Although there have been any number of hollow-earth novels -- Edgar Rice Burroughs' Pellucidar series having pride of place -- Jules Verne's 1864 "A Journey to the Center of the Earth" is the classic, and even today it's hard to put down. Oddly, it was pretty much ignored by filmmakers until the operatic 1959 edition (James Mason and Pat Boone!), but thereafter, a quick scan of IMDB reveals that new film adaptations come along every few years.
This is the latest, and certainly the most ambitious, since 1959. It's a simple, family-oriented thrill ride, with the added oomph of 3-D technology (the inherent dimness of the effect works well in caves, low overhangs and deep pits), made tolerable by the presence of Brendan Fraser, who is simply brilliant at essaying heroic lugs. Fraser's physical dexterity and comic timing are laid out in good order here, and "Journey" is pretty much a Frasermobile. Without him, it just doesn't go anywhere.
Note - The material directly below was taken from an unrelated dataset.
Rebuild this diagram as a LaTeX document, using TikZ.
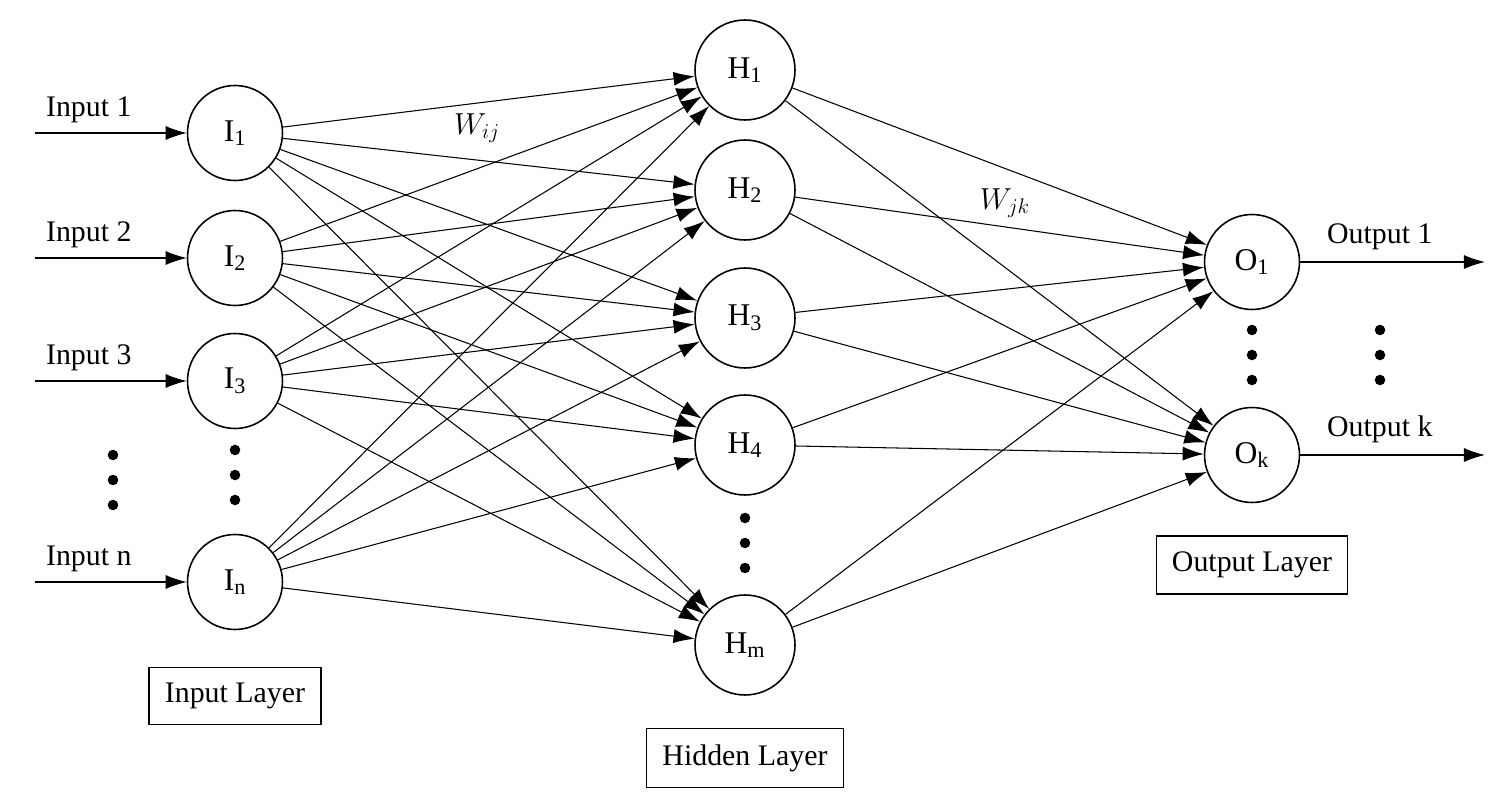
\documentclass[tikz,border=0pt]{standalone}
\usepackage{fontspec}
\setmainfont{Liberation Serif}
\usetikzlibrary{arrows.meta}
\begin{document}
\begin{tikzpicture}[x=0.02cm,y=-0.02cm,
  neuron/.style={circle,draw,line width=0.9pt,minimum size=1.9cm,inner sep=0pt,font=\fontsize{18}{20}\selectfont},
  lbl/.style={font=\fontsize{17}{20}\selectfont,inner sep=1pt},
  box/.style={draw,line width=0.7pt,font=\fontsize{17}{20}\selectfont,inner xsep=9pt,inner ysep=9pt},
  conn/.style={-{Latex[length=12pt,width=8pt]},line width=0.6pt},
  dot/.style={circle,fill,inner sep=0pt,minimum size=6pt}]
\useasboundingbox (0,0) rectangle (1512,803);
% input layer
\node[neuron] (I1) at (235,133) {I\textsubscript{1}};
\node[neuron] (I2) at (235,258) {I\textsubscript{2}};
\node[neuron] (I3) at (235,381) {I\textsubscript{3}};
\node[neuron] (In) at (235,582) {I\textsubscript{n}};
% hidden layer
\node[neuron,minimum size=2cm] (H1) at (745,70) {H\textsubscript{1}};
\node[neuron,minimum size=2cm] (H2) at (745,190) {H\textsubscript{2}};
\node[neuron,minimum size=2cm] (H3) at (745,318) {H\textsubscript{3}};
\node[neuron,minimum size=2cm] (H4) at (745,445) {H\textsubscript{4}};
\node[neuron,minimum size=2cm] (Hm) at (745,645) {H\textsubscript{m}};
% output layer
\node[neuron] (O1) at (1252,262) {O\textsubscript{1}};
\node[neuron] (Ok) at (1252,455) {O\textsubscript{k}};
% inputs
\foreach \n/\y/\t in {1/133/Input 1,2/258/Input 2,3/381/Input 3,n/582/Input n}{
  \coordinate (s\n) at (35,\y);
  \draw[conn] (s\n) -- (I\n);
  \node[lbl,anchor=south west] (li\n) at (44,\y-8) {\t};
}
% outputs
\coordinate (e1) at (1485,262);
\coordinate (ek) at (1485,455);
\draw[conn] (O1) -- (e1);
\draw[conn] (Ok) -- (ek);
\node[lbl,anchor=south west] (lo1) at (1325,252) {Output 1};
\node[lbl,anchor=south west] (lok) at (1325,445) {Output k};
% connections
\foreach \i in {1,2,3,n}
  \foreach \h in {1,2,3,4,m}
    \draw[conn] (I\i) -- (H\h);
\foreach \h in {1,2,3,4,m}
  \foreach \o in {1,k}
    \draw[conn] (H\h) -- (O\o);
% weights
\node[lbl] (wij) at (477,128) {$W_{ij}$};
\node[lbl] (wjk) at (1005,203) {$W_{jk}$};
% dots
\foreach \x/\y in {113/455,113/480,113/505,235/450,235/475,235/500,745/518,745/543,745/568,1252/330,1252/355,1252/380,1380/330,1380/355,1380/380}
  \node[dot] at (\x,\y) {};
% layer boxes
\node[box] (bi) at (235,696) {Input Layer};
\node[box] (bh) at (745,758) {Hidden Layer};
\node[box] (bo) at (1252,565) {Output Layer};
\end{tikzpicture}
\end{document}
Plot: Instead of being based ON Verne's novel, the new film is ABOUT Verne's novel. Fraser is a geology professor who's a "Vernist," that is, someone who believes Verne's fiction is actually disguised fact. When he acquires a paperback copy of the book with crib notes in the margins, it's enough to set him off the Iceland to hurl himself down a volcanic tube. Along for the descent are Josh Hutcherson, a bratty nephew, and Icelandic guide Anita Briem, your basic Nordic goddess.
The three of them go from here to there, with stuff happening in between, and they come out in Italy, just like the book. The stuff in between is simply thrill-park effects, and while it doesn't make literary or scientific sense, it does satisfy your sense of adventure.